His resolutions for the new year are more wishes for a better community.
“I’m hoping for a Cross Street Bridge; an intelligent repair plan for the two railroad bridges (in Middlebury); a successful repaving of Main Street, with a net gain of parking spaces; and the recognition by everybody in Addison County that Middlebury is the place to shop,” Hiland said.
David Clark is recognizable to most patrons of Middlebury’s Ilsley Library, since he is the library director. The Middlebury resident’s hope for the new year seems to be connected to his day-to-day work.

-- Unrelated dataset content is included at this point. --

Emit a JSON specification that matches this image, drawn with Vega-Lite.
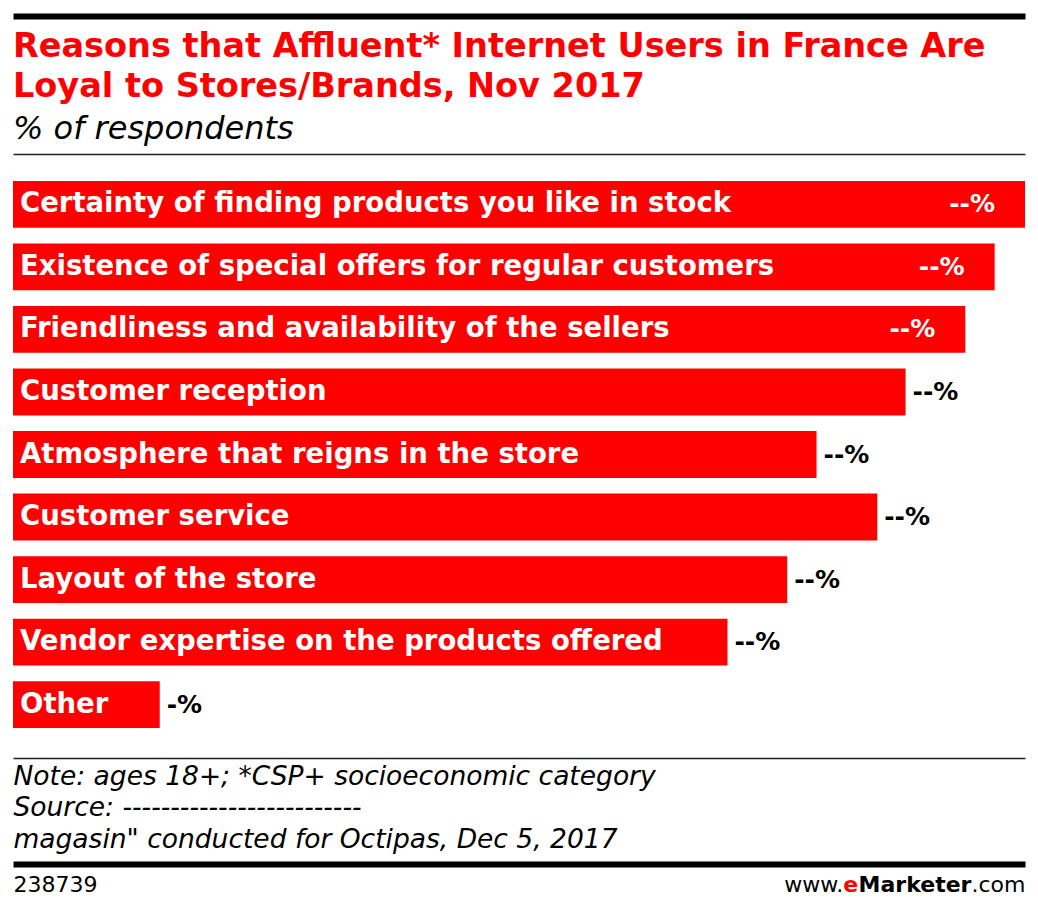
{
  "$schema": "https://vega.github.io/schema/vega-lite/v6.json",
  "autosize": {"type": "none"},
  "padding": {"left": 13, "top": 154, "right": 13, "bottom": 158},
  "width": 1012,
  "height": 601,
  "background": "white",
  "config": {
    "view": {"stroke": null},
    "axis": {"ticks": false, "grid": false, "tickSize": 0}
  },
  "title": {
    "text": ["Reasons that Affluent* Internet Users in France Are", "Loyal to Stores/Brands, Nov 2017"],
    "subtitle": "% of respondents",
    "anchor": "start",
    "frame": "group",
    "offset": -130,
    "font": "DejaVu Sans",
    "fontWeight": "bold",
    "fontSize": 33.5,
    "lineHeight": 40,
    "color": "#ff0000",
    "subtitleFont": "DejaVu Sans",
    "subtitleFontStyle": "italic",
    "subtitleFontSize": 32,
    "subtitleColor": "black",
    "subtitlePadding": 10
  },
  "data": {
    "values": [
      {"reason": "Certainty of finding products you like in stock", "value": 100, "label": "--%"},
      {"reason": "Existence of special offers for regular customers", "value": 97.0, "label": "--%"},
      {"reason": "Friendliness and availability of the sellers", "value": 94.1, "label": "--%"},
      {"reason": "Customer reception", "value": 88.2, "label": "--%"},
      {"reason": "Atmosphere that reigns in the store", "value": 79.4, "label": "--%"},
      {"reason": "Customer service", "value": 85.4, "label": "--%"},
      {"reason": "Layout of the store", "value": 76.5, "label": "--%"},
      {"reason": "Vendor expertise on the products offered", "value": 70.6, "label": "--%"},
      {"reason": "Other", "value": 14.5, "label": "-%"}
    ]
  },
  "encoding": {
    "y": {
      "field": "reason",
      "type": "nominal",
      "sort": null,
      "axis": null,
      "scale": {"paddingInner": 0.25, "paddingOuter": 0.43}
    }
  },
  "layer": [
    {
      "mark": {"type": "bar", "color": "#ff0000"},
      "encoding": {
        "x": {
          "field": "value",
          "type": "quantitative",
          "scale": {"domain": [0, 100], "nice": false, "zero": true},
          "axis": {"orient": "top", "offset": 0, "labels": false, "title": null, "domainColor": "#222222", "domainWidth": 1.5}
        }
      }
    },
    {
      "transform": [{"filter": "datum.value >= 90"}],
      "mark": {"type": "text", "align": "right", "baseline": "middle", "dx": -30, "font": "DejaVu Sans", "fontWeight": "bold", "fontSize": 25, "color": "white"},
      "encoding": {
        "x": {
          "field": "value",
          "type": "quantitative",
          "axis": {"orient": "top", "offset": 138, "labels": false, "title": null, "domainColor": "black", "domainWidth": 6}
        },
        "text": {"field": "label"}
      }
    },
    {
      "transform": [{"filter": "datum.value < 90"}],
      "mark": {"type": "text", "align": "left", "baseline": "middle", "dx": 7, "font": "DejaVu Sans", "fontWeight": "bold", "fontSize": 25, "color": "black"},
      "encoding": {
        "x": {
          "field": "value",
          "type": "quantitative",
          "axis": {
            "orient": "bottom",
            "offset": 3,
            "labels": false,
            "domainColor": "#222222",
            "domainWidth": 1.5,
            "title": ["Note: ages 18+; *CSP+ socioeconomic category", "Source: -------------------------", "magasin\" conducted for Octipas, Dec 5, 2017"],
            "titleAnchor": "start",
            "titleAlign": "left",
            "titleBaseline": "top",
            "titlePadding": 5,
            "titleFont": "DejaVu Sans",
            "titleFontStyle": "italic",
            "titleFontWeight": "normal",
            "titleFontSize": 26.5,
            "titleLineHeight": 31.5,
            "titleColor": "black"
          }
        },
        "text": {"field": "label"}
      }
    },
    {
      "mark": {"type": "text", "align": "left", "baseline": "middle", "dx": 7, "font": "DejaVu Sans", "fontWeight": "bold", "fontSize": 27.5, "color": "white"},
      "encoding": {
        "x": {
          "datum": 0,
          "type": "quantitative",
          "axis": {
            "orient": "bottom",
            "offset": 109,
            "title": null,
            "domainColor": "black",
            "domainWidth": 6,
            "values": [0, 81.99, 83.46, 94.66, 100],
            "labelExpr": "datum.value < 1 ? '238739' : datum.value < 83 ? 'www.' : datum.value < 90 ? 'e' : datum.value < 99 ? 'Marketer' : '.com'",
            "labelAlign": {"condition": {"test": "datum.value < 1", "value": "left"}, "value": "right"},
            "labelColor": {"condition": {"test": "datum.value > 83 && datum.value < 90", "value": "#ff0000"}, "value": "black"},
            "labelFontWeight": {"condition": {"test": "datum.value > 83 && datum.value < 99", "value": "bold"}, "value": "normal"},
            "labelFont": "DejaVu Sans",
            "labelFontSize": 22,
            "labelPadding": 10,
            "labelBaseline": "top",
            "labelOverlap": false,
            "labelBound": false,
            "labelFlush": false
          }
        },
        "text": {"field": "reason"}
      }
    }
  ],
  "resolve": {"axis": {"x": "independent"}}
}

“My New Year’s resolution is to find the time to read all the books I want to read.”
Rachel Jones of Monkton also said she’d like to read more books this year, as well as save some money, since she’ll be living in New York City this summer.
“They’re all very general,” Jones says when asked about her resolutions. “I make New Year’s plans, not resolutions.”
Megan LaRose of Lincoln understands that sentiment. What are her New Year’s resolutions? “Just to do something to better myself,” she said, during a stroll through downtown Bristol with her daughter, Emma. “It’s more of a goal than a resolution.”
Carmen and John Lorentz, Queensbury, N.Y., residents who were visiting Bristol last weekend, are looking for a little self improvement. John, a teacher at Castleton State College, vows “not bring my work stress home with me.” Carmen said she would “try to have a more positive attitude in the year in general.”
Bonita Bedard, like many, is taking stock of her health in 2007. Her resolutions for this year revolve around “eating as well as I possibly can and being as healthy as I possibly can,” the Starksboro resident said.
“I want to lose weight,” said Bristol resident Tony Rzeczycki. “I want to do it slowly… I’d like to lose 20-25 pounds by the spring.”
A couple stopped on the street in Brandon shared the views of some who don’t believe that self-improvement is something to be limited to the first few weeks or months of the year.
“I don’t believe in New Year’s Resolutions. I believe they’re something you should make all the time,” said Dan Carrig of Cooperstown, N.Y.
His friend Ashley Amsden of Orwell added, “They just don’t ever work.”
“Resolutions are something you should be open to every day, not just on New Year’s,” Carrig said.
Kenneth Dukette of Brandon said he hadn’t made any resolutions, but he had one hope for the coming year. “I hope the war ends. Soon!” he said.
“Like every year, mine is to lose weight,” Joallen Vincent of Brandon said. As far as things she’d like to see happen in the New Year, she said, “Just bring everybody home safely.”
Pete Preseau’s hope for 2007 is probably shared by many. “I just hope the price of gas keeps going down. Let’s not let it go past $3 again,” the Sudbury resident said.
Vergennes Police Sgt. Patrick Greenslet had a quick and simple response to the question of whether he had made an resolutions.
“To get myself into a fitness program and stick with it this year,” Greenslet said.
When pressed on the issue, Greenslet assessed his physical condition as “not bad,” although he maintains there is room for the improvement he plans to achieve.
“It could always be better,” the sergeant said.
Janice Hull of Brandon is taking a universal approach.
“I haven’t really thought about resolutions, but I want to see peace in the new year,” she said. “I’m sure everyone feels that way.”